Oltre a individuare le città più esposte a rischi climatici, è importante anche identificare in queste quali siano le fasce di popolazione più deboli. Di certo sono da ritenersi più vulnerabili gli anziani e le famiglie a basso reddito (entrambi per il 64 per cento delle città), i bambini (52 per cento), le comunità emarginate e minoritarie (47) e le categorie cosiddette fragili dal punto di vista sanitario (38). Le persone con disabilità, per fare un esempio, hanno maggiori probabilità di essere impattate dai disastri: spesso i piani di salvataggio o i sistemi di allerta precoce risultano inaccessibili, perché magari non sono stati realizzati anche nella lingua dei segni per i non vedenti o con messaggi audio per i non udenti.

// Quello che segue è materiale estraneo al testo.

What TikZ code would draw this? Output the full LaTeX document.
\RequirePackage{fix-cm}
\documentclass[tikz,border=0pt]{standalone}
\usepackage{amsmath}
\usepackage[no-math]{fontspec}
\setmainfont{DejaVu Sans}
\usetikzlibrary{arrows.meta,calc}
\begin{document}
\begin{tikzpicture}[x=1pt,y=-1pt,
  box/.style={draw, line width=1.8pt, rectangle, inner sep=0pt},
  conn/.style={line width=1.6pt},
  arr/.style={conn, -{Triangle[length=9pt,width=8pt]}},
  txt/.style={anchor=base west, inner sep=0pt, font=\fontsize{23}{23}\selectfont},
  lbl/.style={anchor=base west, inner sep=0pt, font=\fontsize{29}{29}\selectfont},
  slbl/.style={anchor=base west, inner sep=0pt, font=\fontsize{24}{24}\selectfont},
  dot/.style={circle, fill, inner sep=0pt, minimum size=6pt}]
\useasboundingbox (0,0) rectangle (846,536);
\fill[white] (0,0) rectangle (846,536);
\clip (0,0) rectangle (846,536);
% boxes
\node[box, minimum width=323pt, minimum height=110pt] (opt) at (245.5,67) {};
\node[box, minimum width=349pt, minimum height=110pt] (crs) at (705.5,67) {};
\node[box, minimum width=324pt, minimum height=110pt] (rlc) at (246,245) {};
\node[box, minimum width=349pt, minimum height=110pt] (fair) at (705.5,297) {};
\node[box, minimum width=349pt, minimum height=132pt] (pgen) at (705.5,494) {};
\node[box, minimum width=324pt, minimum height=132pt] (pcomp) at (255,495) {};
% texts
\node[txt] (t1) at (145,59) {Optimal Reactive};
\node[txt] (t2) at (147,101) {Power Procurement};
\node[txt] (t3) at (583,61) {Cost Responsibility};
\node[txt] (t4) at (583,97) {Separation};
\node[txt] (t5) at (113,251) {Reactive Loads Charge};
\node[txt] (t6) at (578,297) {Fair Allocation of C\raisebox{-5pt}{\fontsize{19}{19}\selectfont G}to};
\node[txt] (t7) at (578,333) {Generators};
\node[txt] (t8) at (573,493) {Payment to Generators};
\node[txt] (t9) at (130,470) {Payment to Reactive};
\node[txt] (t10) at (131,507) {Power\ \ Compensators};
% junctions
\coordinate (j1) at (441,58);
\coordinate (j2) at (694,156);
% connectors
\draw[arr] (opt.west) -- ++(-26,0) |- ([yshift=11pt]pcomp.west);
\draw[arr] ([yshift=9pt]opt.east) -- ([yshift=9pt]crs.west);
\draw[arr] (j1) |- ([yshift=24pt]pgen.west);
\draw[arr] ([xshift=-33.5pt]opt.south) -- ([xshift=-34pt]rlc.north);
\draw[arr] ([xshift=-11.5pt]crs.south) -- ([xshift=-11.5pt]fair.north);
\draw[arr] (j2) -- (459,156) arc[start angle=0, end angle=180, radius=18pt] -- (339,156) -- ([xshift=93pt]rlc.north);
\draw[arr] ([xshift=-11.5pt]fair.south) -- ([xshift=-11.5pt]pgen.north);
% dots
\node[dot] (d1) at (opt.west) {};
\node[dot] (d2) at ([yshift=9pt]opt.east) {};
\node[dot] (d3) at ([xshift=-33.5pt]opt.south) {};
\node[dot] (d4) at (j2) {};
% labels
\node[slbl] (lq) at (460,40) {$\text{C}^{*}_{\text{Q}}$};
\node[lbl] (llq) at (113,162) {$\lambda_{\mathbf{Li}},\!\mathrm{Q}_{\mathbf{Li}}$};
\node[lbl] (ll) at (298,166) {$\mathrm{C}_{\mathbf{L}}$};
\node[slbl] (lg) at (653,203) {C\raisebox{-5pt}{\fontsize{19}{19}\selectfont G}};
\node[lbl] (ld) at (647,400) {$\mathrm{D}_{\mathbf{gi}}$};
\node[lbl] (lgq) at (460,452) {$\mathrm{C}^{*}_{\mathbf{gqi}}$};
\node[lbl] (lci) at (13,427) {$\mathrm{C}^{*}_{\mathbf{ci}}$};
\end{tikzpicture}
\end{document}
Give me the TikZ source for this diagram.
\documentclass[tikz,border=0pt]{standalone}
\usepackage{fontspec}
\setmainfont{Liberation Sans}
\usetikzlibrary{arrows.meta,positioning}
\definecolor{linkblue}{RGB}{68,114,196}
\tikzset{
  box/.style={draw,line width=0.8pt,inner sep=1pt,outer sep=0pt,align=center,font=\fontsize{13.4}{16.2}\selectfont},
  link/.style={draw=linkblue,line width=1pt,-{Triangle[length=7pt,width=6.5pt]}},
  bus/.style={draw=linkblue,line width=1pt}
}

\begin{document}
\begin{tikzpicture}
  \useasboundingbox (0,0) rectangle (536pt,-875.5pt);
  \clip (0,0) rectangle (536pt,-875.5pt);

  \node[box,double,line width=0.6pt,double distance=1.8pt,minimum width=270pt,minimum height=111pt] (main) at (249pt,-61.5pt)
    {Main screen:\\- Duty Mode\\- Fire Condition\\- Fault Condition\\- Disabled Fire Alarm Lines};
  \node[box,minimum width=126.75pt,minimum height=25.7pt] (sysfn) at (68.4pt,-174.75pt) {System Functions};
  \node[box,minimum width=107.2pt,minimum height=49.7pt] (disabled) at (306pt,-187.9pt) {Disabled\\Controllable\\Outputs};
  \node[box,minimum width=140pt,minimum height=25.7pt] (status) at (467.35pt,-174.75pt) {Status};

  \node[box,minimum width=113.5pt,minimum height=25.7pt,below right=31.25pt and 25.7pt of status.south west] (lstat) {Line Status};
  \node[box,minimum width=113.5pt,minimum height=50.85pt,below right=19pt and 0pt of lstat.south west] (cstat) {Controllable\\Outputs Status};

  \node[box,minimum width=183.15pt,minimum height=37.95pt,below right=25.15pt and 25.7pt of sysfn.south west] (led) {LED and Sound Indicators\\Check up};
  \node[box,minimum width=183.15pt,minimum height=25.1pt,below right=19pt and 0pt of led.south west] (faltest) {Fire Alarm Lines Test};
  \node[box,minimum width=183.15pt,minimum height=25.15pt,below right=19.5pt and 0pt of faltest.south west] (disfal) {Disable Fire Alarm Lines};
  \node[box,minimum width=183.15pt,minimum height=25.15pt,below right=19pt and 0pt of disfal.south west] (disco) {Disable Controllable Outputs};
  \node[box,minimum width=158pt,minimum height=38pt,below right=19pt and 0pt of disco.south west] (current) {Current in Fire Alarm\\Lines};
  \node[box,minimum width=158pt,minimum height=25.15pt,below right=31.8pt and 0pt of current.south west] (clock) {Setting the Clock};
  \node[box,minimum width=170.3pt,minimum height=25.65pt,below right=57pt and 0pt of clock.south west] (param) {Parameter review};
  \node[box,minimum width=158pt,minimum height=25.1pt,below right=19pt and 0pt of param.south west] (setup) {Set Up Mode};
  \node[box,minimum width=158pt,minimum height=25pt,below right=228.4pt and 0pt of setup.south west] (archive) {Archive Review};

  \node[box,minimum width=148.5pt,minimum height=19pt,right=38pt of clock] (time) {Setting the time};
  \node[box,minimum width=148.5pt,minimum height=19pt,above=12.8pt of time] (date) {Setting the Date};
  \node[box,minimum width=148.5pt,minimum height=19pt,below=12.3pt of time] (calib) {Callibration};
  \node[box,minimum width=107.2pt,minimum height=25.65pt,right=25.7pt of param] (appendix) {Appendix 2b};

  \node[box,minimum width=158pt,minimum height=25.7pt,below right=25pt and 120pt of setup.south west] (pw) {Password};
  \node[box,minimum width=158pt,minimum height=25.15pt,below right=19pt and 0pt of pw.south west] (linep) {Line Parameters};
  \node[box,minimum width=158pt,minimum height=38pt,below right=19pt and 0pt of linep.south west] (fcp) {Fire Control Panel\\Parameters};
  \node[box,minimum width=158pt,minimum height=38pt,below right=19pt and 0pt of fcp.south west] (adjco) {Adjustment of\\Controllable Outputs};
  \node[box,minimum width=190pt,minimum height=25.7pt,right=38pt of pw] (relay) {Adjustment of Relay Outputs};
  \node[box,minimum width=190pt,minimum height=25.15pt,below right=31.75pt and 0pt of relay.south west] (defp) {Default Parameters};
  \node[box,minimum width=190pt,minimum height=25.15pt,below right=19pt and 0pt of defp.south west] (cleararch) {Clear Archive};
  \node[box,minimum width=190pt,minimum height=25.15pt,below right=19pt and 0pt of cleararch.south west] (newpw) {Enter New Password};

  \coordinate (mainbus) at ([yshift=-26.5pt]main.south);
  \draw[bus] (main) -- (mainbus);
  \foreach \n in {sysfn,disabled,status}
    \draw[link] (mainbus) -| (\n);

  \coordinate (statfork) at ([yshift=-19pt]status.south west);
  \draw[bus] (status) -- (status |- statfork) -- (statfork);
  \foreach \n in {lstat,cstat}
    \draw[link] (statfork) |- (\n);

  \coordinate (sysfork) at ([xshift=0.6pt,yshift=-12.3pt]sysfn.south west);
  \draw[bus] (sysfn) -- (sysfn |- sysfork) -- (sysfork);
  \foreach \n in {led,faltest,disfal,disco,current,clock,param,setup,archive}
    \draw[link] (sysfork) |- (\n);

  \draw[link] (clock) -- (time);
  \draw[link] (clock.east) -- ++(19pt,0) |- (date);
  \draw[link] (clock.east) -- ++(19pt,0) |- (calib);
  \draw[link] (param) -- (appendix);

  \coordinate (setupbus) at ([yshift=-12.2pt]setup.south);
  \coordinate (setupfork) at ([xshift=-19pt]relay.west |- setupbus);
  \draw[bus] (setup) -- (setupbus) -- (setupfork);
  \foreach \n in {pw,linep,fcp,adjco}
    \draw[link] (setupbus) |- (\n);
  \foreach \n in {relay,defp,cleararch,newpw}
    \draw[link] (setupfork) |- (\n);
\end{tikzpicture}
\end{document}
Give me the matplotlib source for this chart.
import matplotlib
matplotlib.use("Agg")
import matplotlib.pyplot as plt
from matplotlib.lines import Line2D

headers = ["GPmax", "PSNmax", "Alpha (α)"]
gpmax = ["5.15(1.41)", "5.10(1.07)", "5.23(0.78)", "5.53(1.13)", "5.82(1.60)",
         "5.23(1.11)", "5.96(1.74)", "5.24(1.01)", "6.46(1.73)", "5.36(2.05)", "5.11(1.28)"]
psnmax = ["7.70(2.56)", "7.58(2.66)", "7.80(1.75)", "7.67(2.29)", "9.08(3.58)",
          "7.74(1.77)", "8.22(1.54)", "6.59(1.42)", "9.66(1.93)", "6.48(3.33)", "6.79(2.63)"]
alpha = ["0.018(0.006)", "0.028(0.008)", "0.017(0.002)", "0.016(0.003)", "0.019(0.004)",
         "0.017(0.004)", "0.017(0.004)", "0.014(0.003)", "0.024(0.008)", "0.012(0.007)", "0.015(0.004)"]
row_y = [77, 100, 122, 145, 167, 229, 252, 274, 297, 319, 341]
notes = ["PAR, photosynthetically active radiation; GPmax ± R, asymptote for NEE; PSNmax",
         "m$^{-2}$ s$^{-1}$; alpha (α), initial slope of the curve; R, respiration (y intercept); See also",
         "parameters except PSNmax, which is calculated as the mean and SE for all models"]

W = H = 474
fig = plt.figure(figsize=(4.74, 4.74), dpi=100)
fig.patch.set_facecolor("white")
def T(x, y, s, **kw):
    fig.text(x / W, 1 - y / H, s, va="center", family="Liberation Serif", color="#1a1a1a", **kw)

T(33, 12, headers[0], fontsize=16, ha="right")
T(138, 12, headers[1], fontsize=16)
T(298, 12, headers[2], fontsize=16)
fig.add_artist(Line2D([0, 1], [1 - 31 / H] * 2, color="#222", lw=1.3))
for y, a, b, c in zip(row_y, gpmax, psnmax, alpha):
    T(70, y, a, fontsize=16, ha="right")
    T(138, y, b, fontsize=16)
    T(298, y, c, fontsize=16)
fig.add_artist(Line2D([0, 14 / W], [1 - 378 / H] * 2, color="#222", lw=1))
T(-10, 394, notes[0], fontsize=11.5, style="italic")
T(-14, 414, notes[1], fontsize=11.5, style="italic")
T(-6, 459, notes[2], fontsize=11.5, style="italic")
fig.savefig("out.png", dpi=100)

Altro tema centrale è individuare quali siano le risorse da cui gli abitanti delle città dipendono ogni giorno più esposte alle minacce del cambiamento climatico. In queste troviamo l’approvvigionamento idrico (46 per cento delle città), l’agricoltura (43 per cento) e la gestione dei rifiuti (41). Tutti fattori considerati a maggior rischio.

Il dato che emerge in modo lampante dalla ricerca è che il nostro futuro sarà determinato dalle azioni che intraprendiamo oggi nelle città e nelle regioni. Quando le politiche locali e regionali interagiscono in modo significativo con la loro popolazione coinvolgendola in azioni concrete di contrasto e adattamento, i risultati vengono amplificati, con un impatto positivo su più settori ma soprattutto sulle persone stesse. I dati mostrano che una salute migliore, più posti di lavoro, una maggiore inclusione sociale e una maggiore biodiversità sono vantaggi chiave dell’azione per il clima nelle città incentrata sulle persone. E il risultato consiste nel fatto che il 63 per cento delle città intraprendono questo tipo di percorso.

Cosicché emerge che l’85 per cento delle città che intraprendono azioni per il clima incentrate sulle persone ha rilevato benefici per la salute pubblica: una migliore qualità dell’aria, una migliore salute fisica e mentale. E ancora, che l’85 per cento di queste città ha identificato vantaggi sociali, tra cui una maggiore sicurezza alimentare e idrica e una migliore protezione per le fasce vulnerabili. L’84 per cento ha ottenuto anche vantaggi economici che vanno dalla riduzione dei costi a una maggiore innovazione nelle aziende a una maggiore produttività. Inoltre, le città che intraprendono un’azione per il clima incentrata sulle persone hanno probabilità cinque volte maggiori di creare posti di lavoro, un gran bel co-beneficio dell’azione per il clima. E si riscontra infine che tre quarti di queste città hanno riportato benefici ambientali, come maggiori spazi verdi urbani o una migliore qualità dell’acqua e del suolo.

In sintesi, dunque possiamo dire che è statisticamente provato che mettere le persone al centro dell’azione per il clima, dalla pianificazione all’attuazione, migliora la vita, sblocca vantaggi sociali, economici e ambientali, migliora l’equità e l’inclusione e garantisce una transizione giusta verso un’economia a basse emissioni di carbonio. E anche che le città capaci di identificare i propri gruppi vulnerabili, di interagire con loro comprendendo le loro esigenze e di fornire loro le giuste strategie di adattamento, vedono i chiari vantaggi e creano un futuro sostenibile per tutte le persone e per l’intero pianeta.